In support of their contention they argue that the Indo-US Nuclear Deal was a “strategic game-changer for India” and that India was now a de-facto nuclear weapons power and recognised as such. Has anybody certified it as such and rubber-stamped this recognition?

On both counts the above assertions are on weak ground and no tangible gains seem to have accrued to India in the strategic realm.

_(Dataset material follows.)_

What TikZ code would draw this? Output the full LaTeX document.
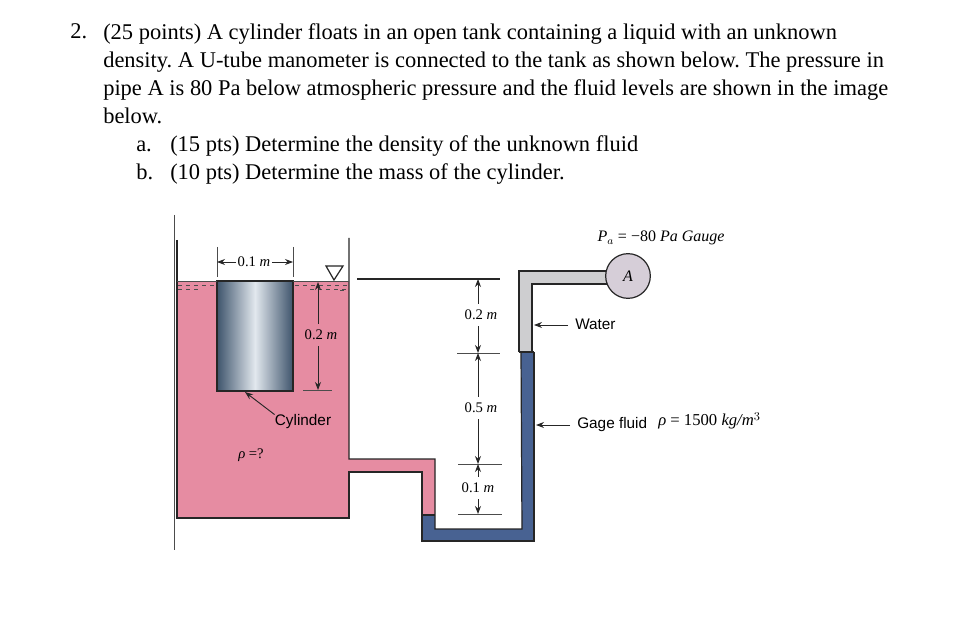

Rather, India’s succumbing to US coercion on Iran has been ironically the greatest strategic game-changer for India in that in India’s policy reversals on Iran, it is India that emerges as a significant loser. India stands endangered in losing the strategic partnership of the leading and most powerful geostrategically located regional power in South West Asia. India stands also endangered in that its current policy stances on Iran could possibly lower Iran’s amenability to provide India with strategic land-routes access to Afghanistan and Central Asia. Further, with the existing policy, India is in danger of losing both Afghanistan and Iran as India-friendly strategic assets on Pakistan’s western flanks.

More significantly, in global power-play where perceptions determine strategic stances of nations, India with its virtual jettisoning of its strategic partnership with Iran, has grossly diminished its strategic stature as a “reliable strategic partner” immune from coercion from any quarter.